We need to divide the big polynomial (x^(3n) - 3x^(2n) + 5x^n - 6) by the smaller one (x^n - 2). It's just like regular long division that we do with numbers, but we use terms with 'x^n' instead!

1. First, let's look at the very first part of the big polynomial: `x^(3n)`. We want to see how many times `x^n` (from the smaller polynomial, `x^n - 2`) goes into `x^(3n)`.
Since `x^n` multiplied by `x^(2n)` makes `x^(3n)`, we write `x^(2n)` as the first part of our answer.
Then, we multiply `x^(2n)` by the whole smaller polynomial (`x^n - 2`), which gives us `x^(3n) - 2x^(2n)`.
We subtract this from the beginning of our big polynomial: `(x^(3n) - 3x^(2n))` minus `(x^(3n) - 2x^(2n))`. This leaves us with `-x^(2n)`.
We bring down the next term from the big polynomial, which is `+5x^n`. So now we have `-x^(2n) + 5x^n`.

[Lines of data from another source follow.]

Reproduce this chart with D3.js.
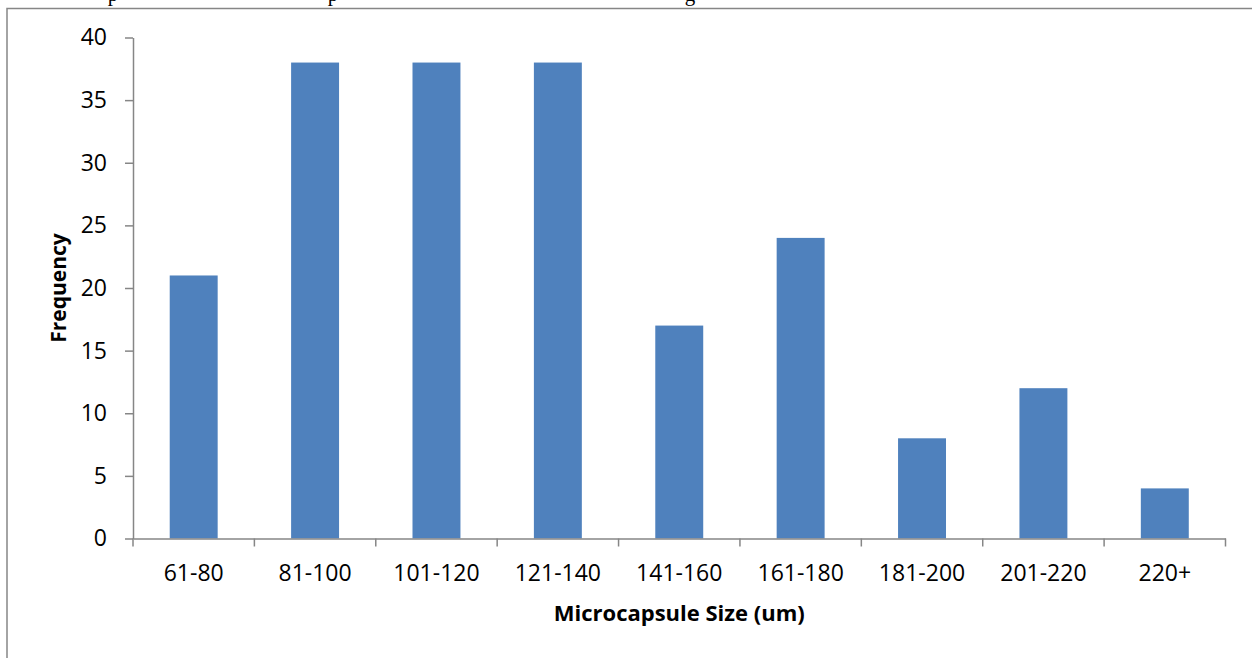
<!DOCTYPE html>
<html>
<head>
<meta charset="utf-8">
<script src="https://cdn.jsdelivr.net/npm/d3@7"></script>
<style>
    body { margin: 0; background: #fff; }
    svg { display: block; }
</style>
</head>
<body>
<script>
// data
let categories = ["61-80", "81-100", "101-120", "121-140", "141-160", "161-180", "181-200", "201-220", "220+"]
let frequency = [21, 38, 38, 38, 17, 24, 8, 12, 4]
let yTicks = [0, 5, 10, 15, 20, 25, 30, 35, 40]
let xTitle = "Microcapsule Size (um)"
let yTitle = "Frequency"

// setup canvas
let width = 1252
let height = 658
let plot = { left: 133, right: 1225.5, top: 37.5, bottom: 538.5 }
let axisColor = "#868686"
let font = "'Open Sans', sans-serif"

let svg = d3.select("body").append("svg")
    .attr("width", width)
    .attr("height", height)
    .attr("class", "canvas")

// caption line above the chart frame, cut by the top edge as in the source (only descenders show)
let caption = svg.append("g").attr("class", "caption")
    .style("font-family", "'Liberation Serif', serif")
    .style("font-size", "21px")
    .attr("fill", "#000")
caption.selectAll("text")
    .data([{ t: "p", x: 113 }, { t: "p", x: 333 }, { t: "g", x: 690 }])
    .enter()
    .append("text")
    .attr("x", d => d.x)
    .attr("y", 0.5)
    .attr("text-anchor", "middle")
    .text(d => d.t)

// chart frame
svg.append("path")
    .attr("d", `M7,${height + 5} V8.5 H${width + 5}`)
    .attr("fill", "none")
    .attr("stroke", axisColor)
    .attr("stroke-width", 1.5)

// scales
let x = d3.scaleBand()
    .domain(categories)
    .range([plot.left, plot.right])
    .paddingInner(0.605)
    .paddingOuter(0.3025)

let xEdge = d3.scaleLinear()
    .domain([0, categories.length])
    .range([plot.left, plot.right])

let y = d3.scaleLinear()
    .domain([0, 40])
    .range([plot.bottom, plot.top])

// bars
svg.append("g")
    .attr("class", "bars")
    .selectAll("rect")
    .data(frequency)
    .enter()
    .append("rect")
        .attr("x", (d, i) => x(categories[i]))
        .attr("y", d => y(d))
        .attr("width", x.bandwidth())
        .attr("height", d => y(0) - y(d))
        .attr("fill", "#4F81BD")

// y axis
let yAxis = svg.append("g")
    .attr("transform", `translate(${plot.left},0)`)
    .call(d3.axisLeft(y).tickValues(yTicks).tickSize(8).tickPadding(18).tickSizeOuter(0))
yAxis.select(".domain").attr("stroke", axisColor).attr("stroke-width", 1.5)
yAxis.selectAll(".tick line").attr("stroke", axisColor).attr("stroke-width", 1.5)
yAxis.selectAll("text")
    .style("font-family", font)
    .style("font-size", "23px")
    .attr("fill", "#000")

// x axis: labels at band centres, ticks at category edges
let xAxis = svg.append("g")
    .attr("transform", `translate(0,${plot.bottom})`)
    .call(d3.axisBottom(x).tickSize(0).tickPadding(26).tickSizeOuter(0))
xAxis.select(".domain").attr("stroke", axisColor).attr("stroke-width", 1.5)
xAxis.selectAll("text")
    .style("font-family", font)
    .style("font-size", "23px")
    .attr("fill", "#000")

xAxis.append("g")
    .attr("class", "edge-ticks")
    .selectAll("line")
    .data(d3.range(categories.length + 1))
    .enter()
    .append("line")
        .attr("x1", d => xEdge(d))
        .attr("x2", d => xEdge(d))
        .attr("y1", 0)
        .attr("y2", 8)
        .attr("stroke", axisColor)
        .attr("stroke-width", 1.5)

// axis titles
svg.append("text")
    .attr("x", (plot.left + plot.right) / 2)
    .attr("y", 621)
    .attr("text-anchor", "middle")
    .style("font-family", font)
    .style("font-size", "22px")
    .style("font-weight", "bold")
    .text(xTitle)

svg.append("text")
    .attr("transform", `translate(66,${(plot.top + plot.bottom) / 2}) rotate(-90)`)
    .attr("text-anchor", "middle")
    .style("font-family", font)
    .style("font-size", "21px")
    .style("font-weight", "bold")
    .text(yTitle)
</script>
</body>
</html>
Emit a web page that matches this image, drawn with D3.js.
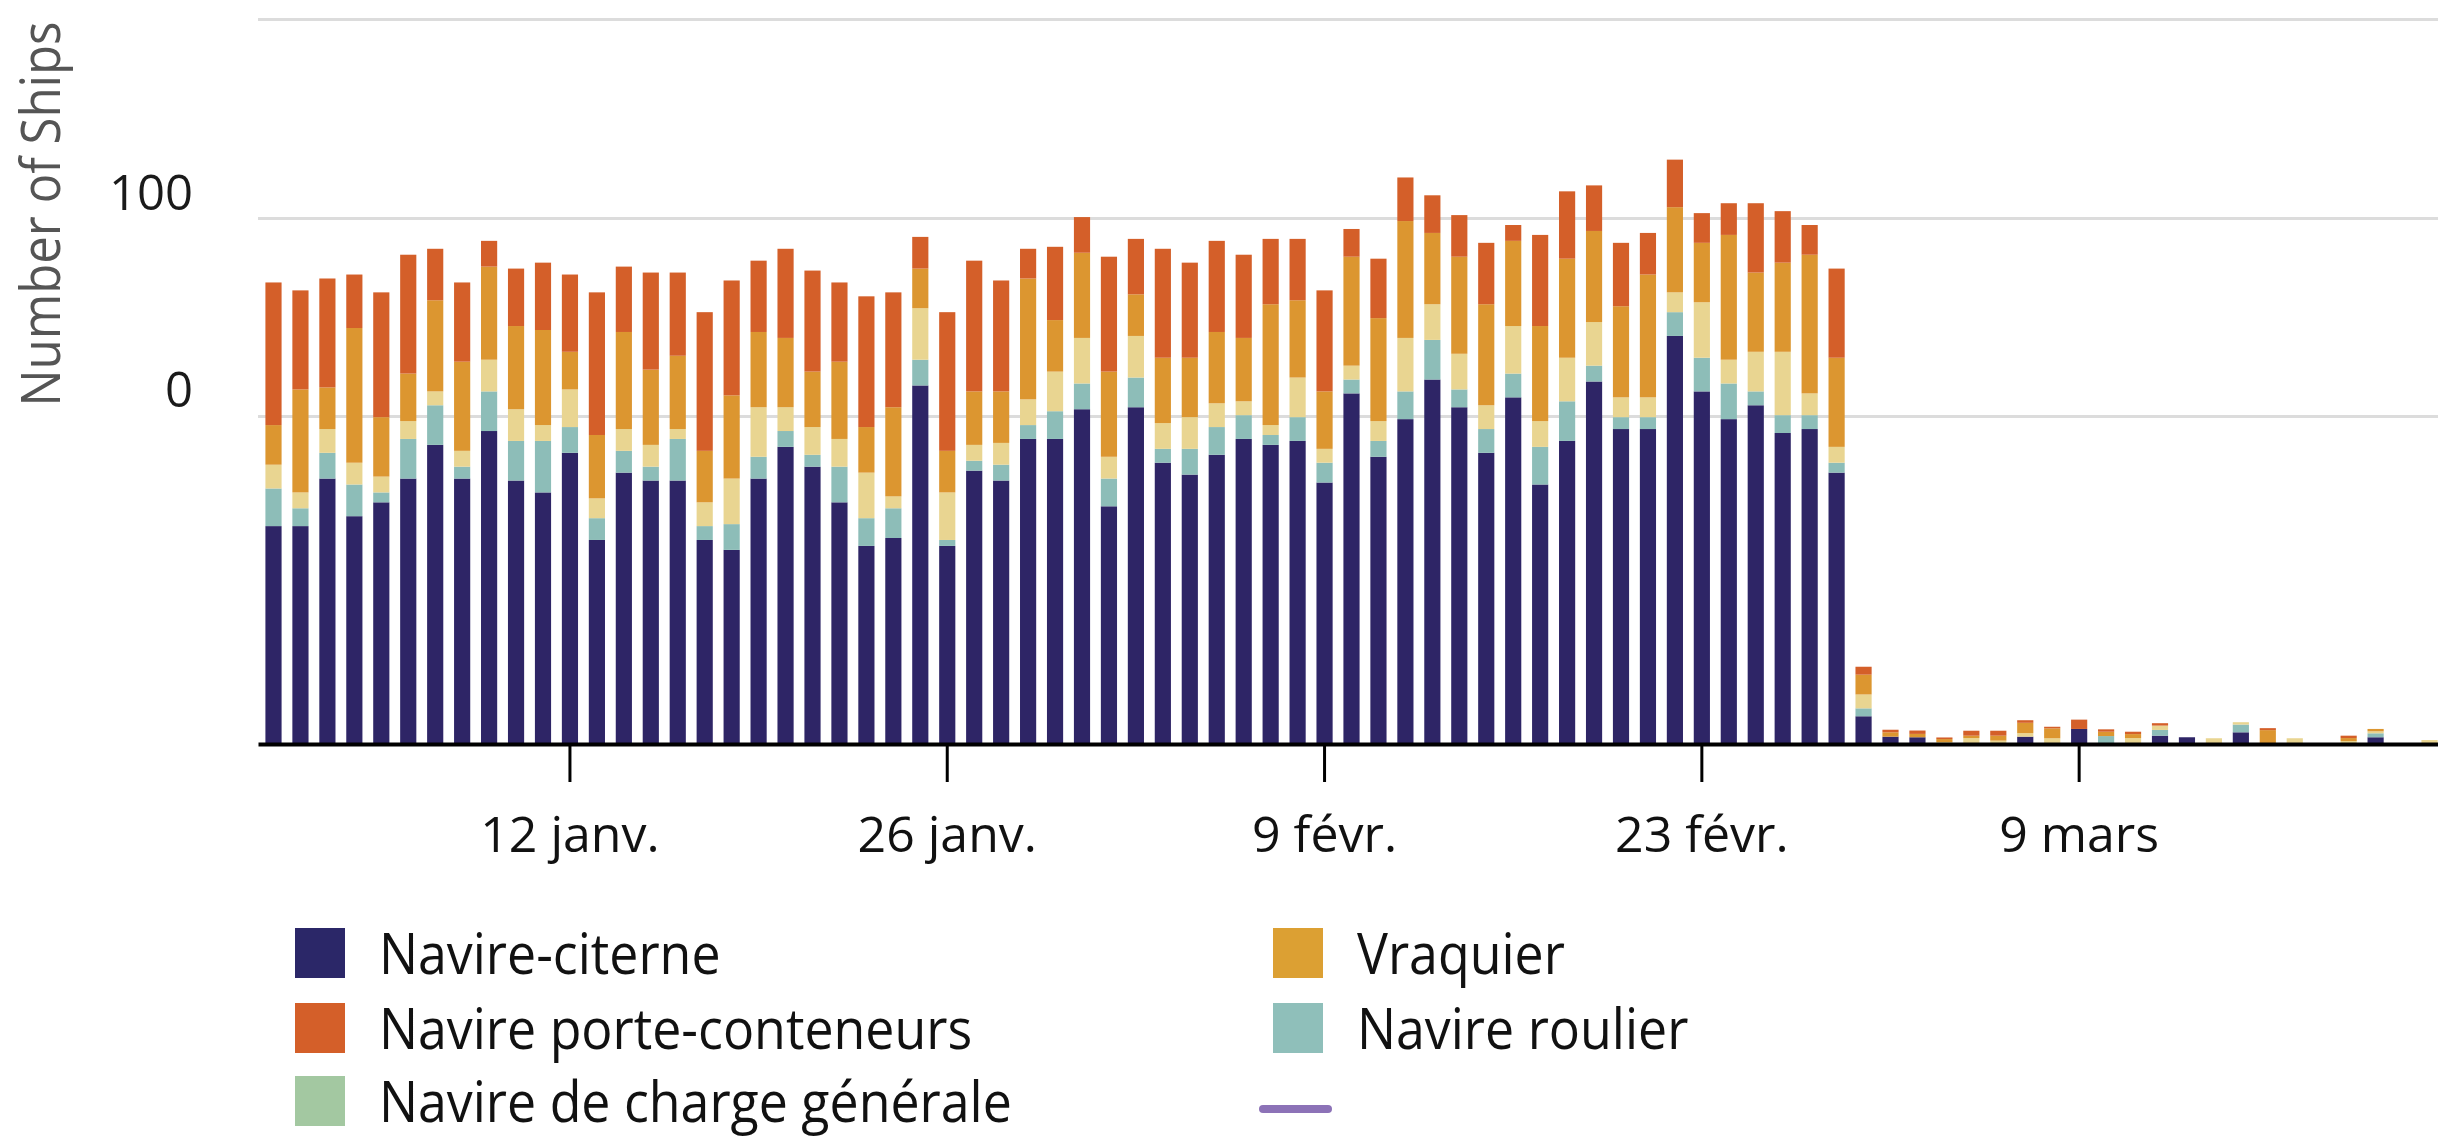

2. Next, we look at `-x^(2n)`. How many times does `x^n` go into `-x^(2n)`? It goes `-x^n` times. So, we write `-x^n` next to `x^(2n)` in our answer.
We multiply `-x^n` by the whole smaller polynomial (`x^n - 2`), which gives us `-x^(2n) + 2x^n`.
We subtract this from what we had: `(-x^(2n) + 5x^n)` minus `(-x^(2n) + 2x^n)`. This leaves us with `3x^n`.
We bring down the last term from the big polynomial, which is `-6`. So now we have `3x^n - 6`.

3. Finally, we look at `3x^n`. How many times does `x^n` go into `3x^n`? It goes `3` times! So, we write `+3` next to `-x^n` in our answer.
We multiply `3` by the whole smaller polynomial (`x^n - 2`), which gives us `3x^n - 6`.
We subtract this from what we had: `(3x^n - 6)` minus `(3x^n - 6)`. This leaves us with `0`.
Since we got `0`, there's no remainder!

So, the final answer is everything we wrote on top: `x^(2n) - x^n + 3`.